Why Can’t The US Produce Ammunition & Fast
William Courtney, former ambassador to Kazakhstan and Georgia and former special assistant to the president for Russia, Ukraine, and Eurasia, was quoted in a Newsweek article explaining why the US lagged in mass manufacturing capabilities for regular ammunition in its defense industrial base.
The primary cause is also cited for explaining why the US found itself suddenly behind Russia and China in hypersonic technology – the military interventions in Iraq and Afghanistan. It was consequently unprepared for conventional wars with peer rivals with an equally advanced defense industrial and scientific base.
“For several decades, the US engaged in lighter, counterinsurgency fighting in which large artillery fires were less critical. And the US thought large-scale Russian military threats to Europe were improbable. Some years ago, the US even removed every one of its tanks from Europe. Now hundreds are back.
“In retrospect, the US and its allies realize they overinvested in new arms relative to ammunition, such as tube artillery shells and tactical missiles. Because of political pressure to save money, the US and its allies did not retain or build enough redundant manufacturing capacity for ammunition,” Courtney said.
In March, US Army Undersecretary Gabe Camarillo announced that the Army will boost production of 155-millimeter artillery shells more than six-fold, to 85,000 a month by fiscal year 2028, costing about US$1.45 billion to increase capacity “to expand 155-millimeter artillery production from 14,000 a month to over 24,000 later this year,” and 85,000 in five years, according to Defense News.
And it was the 155mm ammunition, a standard howitzer round, whose shortage after being given to Ukraine that sent US officials into a tizzy. Ukraine’s massive appetite for artillery ammunition and the US’ inability to keep up has been reported since June last year.
A Guardian report, quoting the deputy chief of Ukraine’s military intelligence, said how the Armed Forces of Ukraine (AFU) was firing 5,000 to 6,000 rounds every day, but with a ratio of only one piece for Russia’s 10 to 15 artillery pieces.
European Armament Stocks Dwindling Too
The senior leader to accept this was NATO Secretary General Jens Stoltenberg. A February 14 CNN report quoted Stoltenberg saying at a conference, “The current rate of Ukraine’s ammunition expenditure is many times higher than our current production rate. This is now becoming a grinding war of attrition. And the war of attrition is a war of logistics.”
He added that the “waiting time” for deliveries has increased from 12 to 24 months, meaning orders for weapons given now will only be delivered two years later.
The same report reflected the tension among European defense officials, who said the political leadership is avoiding addressing the alarming shortage of ammunition from their stocks and their industrial weakness to produce more.
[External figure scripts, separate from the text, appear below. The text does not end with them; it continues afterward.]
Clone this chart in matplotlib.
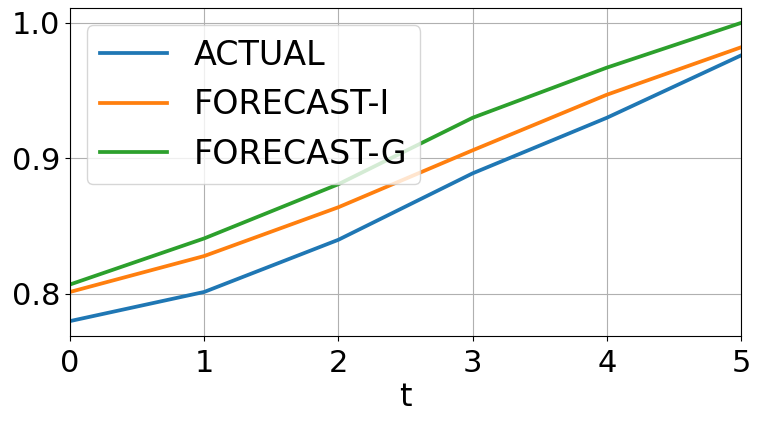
import matplotlib
matplotlib.use("Agg")
import matplotlib.pyplot as plt

t = [0, 1, 2, 3, 4, 5]
actual = [0.780, 0.8015, 0.840, 0.889, 0.930, 0.976]
forecast_i = [0.8015, 0.828, 0.864, 0.906, 0.947, 0.982]
forecast_g = [0.807, 0.841, 0.881, 0.930, 0.967, 1.000]
labels = ["ACTUAL", "FORECAST-I", "FORECAST-G"]

plt.rcParams['font.size'] = 22
fig = plt.figure(figsize=(7.61, 4.23), dpi=100)
ax = fig.add_axes([70/761, 1-336/423, (741-70)/761, (336-8)/423])
for y, lab in zip([actual, forecast_i, forecast_g], labels):
    ax.plot(t, y, lw=2.7, label=lab)
ax.set_xlim(0, 5)
ax.set_xticks(t)
ax.set_yticks([0.8, 0.9, 1.0])
ax.tick_params(axis='x', pad=6)
ax.set_xlabel("t", labelpad=3, fontsize=23)
ax.grid(True)
ax.legend(loc="upper left", fontsize=24, bbox_to_anchor=(0.0, 0.998))
fig.savefig("out.png", dpi=100)
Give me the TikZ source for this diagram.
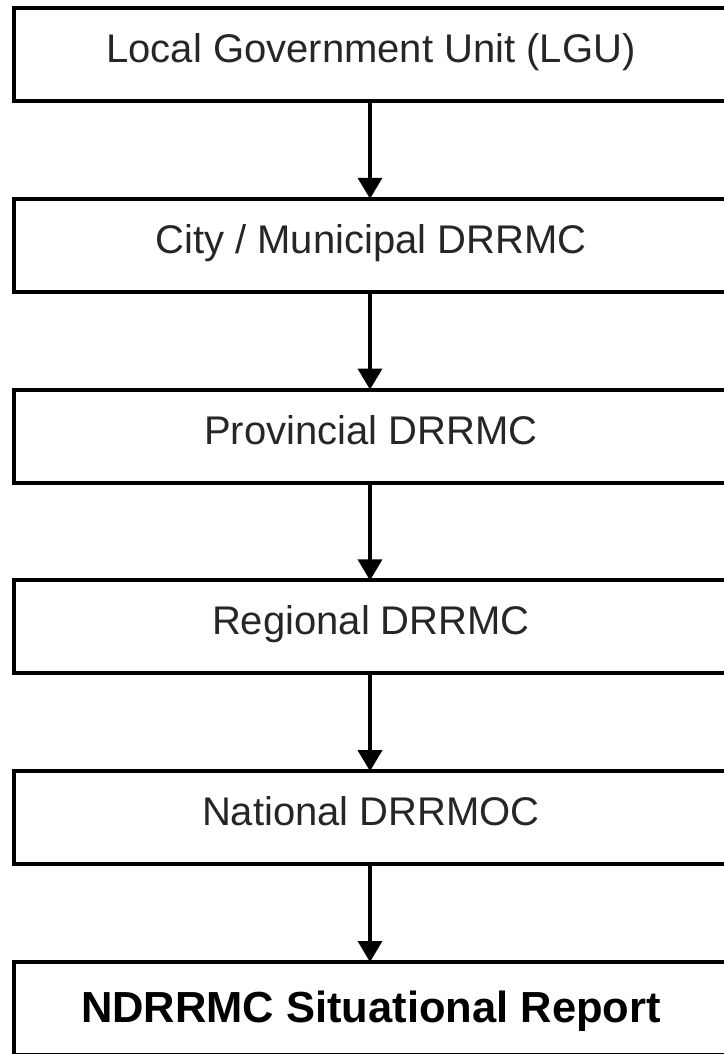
\documentclass[tikz,border=0pt]{standalone}
\usepackage{fontspec}
\setmainfont{Liberation Sans}
\usetikzlibrary{arrows.meta}
\begin{document}
\begin{tikzpicture}[x=1pt,y=-1pt,
  flowbox/.style={draw=black, line width=4pt, minimum width=714pt, minimum height=93pt,
    inner sep=0pt, outer sep=0pt, text height=28pt, text depth=12pt,
    font=\fontsize{40}{48}\selectfont, text=black!85},
  finalbox/.style={flowbox, text height=30pt, text depth=3pt,
    font=\fontsize{43.5}{52}\selectfont\bfseries, text=black},
  flowarrow/.style={draw=black, line width=3.5pt, -{Triangle[width=24pt,length=21pt]}}
]
\useasboundingbox (0,0) rectangle (723,1054);
\node[flowbox] (b1) at (371,54.5) {Local Government Unit (LGU)};
\node[flowbox] (b2) at (371,245.3) {City / Municipal DRRMC};
\node[flowbox] (b3) at (371,436.1) {Provincial DRRMC};
\node[flowbox] (b4) at (371,626.9) {Regional DRRMC};
\node[flowbox] (b5) at (371,817.7) {National DRRMOC};
\node[finalbox] (b6) at (371,1008.5) {NDRRMC Situational Report};
\coordinate (a1) at (370,101);
\draw[flowarrow] (b1.south -| a1) -- (b2.north -| a1);
\draw[flowarrow] (b2.south -| a1) -- (b3.north -| a1);
\draw[flowarrow] (b3.south -| a1) -- (b4.north -| a1);
\draw[flowarrow] (b4.south -| a1) -- (b5.north -| a1);
\draw[flowarrow] (b5.south -| a1) -- (b6.north -| a1);
\end{tikzpicture}
\end{document}
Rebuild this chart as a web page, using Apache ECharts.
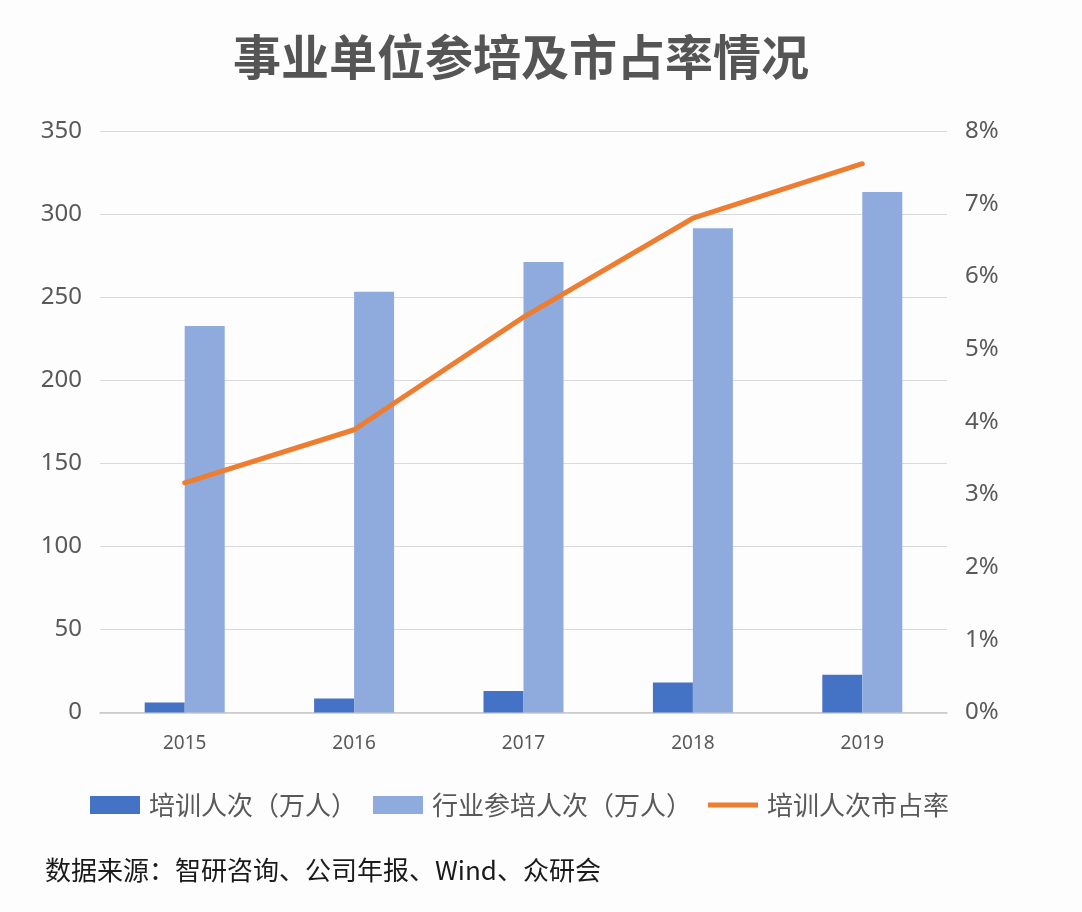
<!DOCTYPE html>
<html>
<head>
<meta charset="utf-8">
<script src="https://cdn.jsdelivr.net/npm/echarts@6/dist/echarts.min.js"></script>
<style>
  html, body { margin: 0; padding: 0; background: #fdfdfe; }
  #chart { width: 1082px; height: 912px; }
</style>
</head>
<body>
<div id="chart"></div>
<script>
const categories = ['2015', '2016', '2017', '2018', '2019'];
const trainees = [6.0, 8.4, 13.0, 18.0, 22.7];
const industryTrainees = [232.7, 253.3, 271.2, 291.5, 313.3];
const marketShare = [3.16, 3.89, 5.44, 6.80, 7.55];
const leftTicks = { min: 0, max: 350, interval: 50 };
const rightTicks = { min: 0, max: 8, interval: 1 };

const titleText = '事业单位参培及市占率情况';
const sourceText = '数据来源：智研咨询、公司年报、Wind、众研会';
const seriesNames = ['培训人次（万人）', '行业参培人次（万人）', '培训人次市占率'];

const fontFamily = '"Noto Sans", "Noto Sans CJK SC", sans-serif';
const cjkFont = '"Noto Sans CJK SC", "Noto Sans", sans-serif';

const chart = echarts.init(document.getElementById('chart'), null, { renderer: 'canvas' });
chart.setOption({
  backgroundColor: '#fdfdfe',
  animation: false,
  title: [{
    text: titleText,
    left: 516,
    top: 28,
    textAlign: 'center',
    textStyle: { fontFamily: cjkFont, fontSize: 48, fontWeight: 'bold', color: '#555555' }
  }, {
    text: sourceText,
    left: 40,
    top: 852,
    textStyle: { fontFamily: cjkFont, fontSize: 26, fontWeight: 'normal', color: '#1a1a1a' }
  }],
  legend: {
    left: 85,
    top: 787,
    itemWidth: 50,
    itemHeight: 18,
    itemGap: 16,
    symbolKeepAspect: true,
    textStyle: { fontFamily: cjkFont, fontSize: 26, color: '#595959', padding: [0, 0, 0, 4] },
    data: [
      { name: seriesNames[0], icon: 'rect' },
      { name: seriesNames[1], icon: 'rect' },
      { name: seriesNames[2], icon: 'path://M0,0 L50,0 L50,5 L0,5 Z' }
    ]
  },
  grid: { left: 100, right: 135, top: 131, bottom: 199.5, containLabel: false },
  xAxis: {
    type: 'category',
    data: categories,
    axisTick: { show: false },
    axisLine: { show: true, lineStyle: { color: '#c8c8c8', width: 1.5 } },
    axisLabel: { fontFamily: fontFamily, fontSize: 19, color: '#595959', margin: 22 }
  },
  yAxis: [{
    type: 'value',
    min: leftTicks.min, max: leftTicks.max, interval: leftTicks.interval,
    axisLine: { show: false },
    axisTick: { show: false },
    splitLine: { lineStyle: { color: '#d9d9d9', width: 1.2 } },
    axisLabel: { fontFamily: fontFamily, fontSize: 24, color: '#595959', margin: 18 }
  }, {
    type: 'value',
    min: rightTicks.min, max: rightTicks.max, interval: rightTicks.interval,
    axisLine: { show: false },
    axisTick: { show: false },
    splitLine: { show: false },
    axisLabel: { fontFamily: fontFamily, fontSize: 24, color: '#595959', margin: 18, formatter: '{value}%' }
  }],
  series: [{
    name: seriesNames[0],
    type: 'bar',
    data: trainees,
    barWidth: 40,
    barGap: '0%',
    itemStyle: { color: '#4472c4' }
  }, {
    name: seriesNames[1],
    type: 'bar',
    data: industryTrainees,
    barWidth: 40,
    barGap: '0%',
    itemStyle: { color: '#8faadc' }
  }, {
    name: seriesNames[2],
    type: 'line',
    yAxisIndex: 1,
    data: marketShare,
    symbol: 'none',
    lineStyle: { color: '#ed7d31', width: 5, cap: 'round', join: 'round' },
    itemStyle: { color: '#ed7d31' }
  }]
});
</script>
</body>
</html>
A part of the reason could be the cutting of gas supply from Russia owing to the sanctions after the war, which resulted in massive power outages and industries shutting down, especially in Germany.
A PBS report quoted Seth Jones from the Center for Strategic and International Studies (CSIS): “The US’ defense industrial base is not fully prepared to conduct an industrial-style war or to deter that kind of war.”
He added that one reason for the state of affairs was the lack of synergy between the US’s military planning and the industrial and acquisition processes. “The US has had operational plans for major wars, but what hasn’t happened is to tie those plans directly to (current) acquisitions,” Jones said.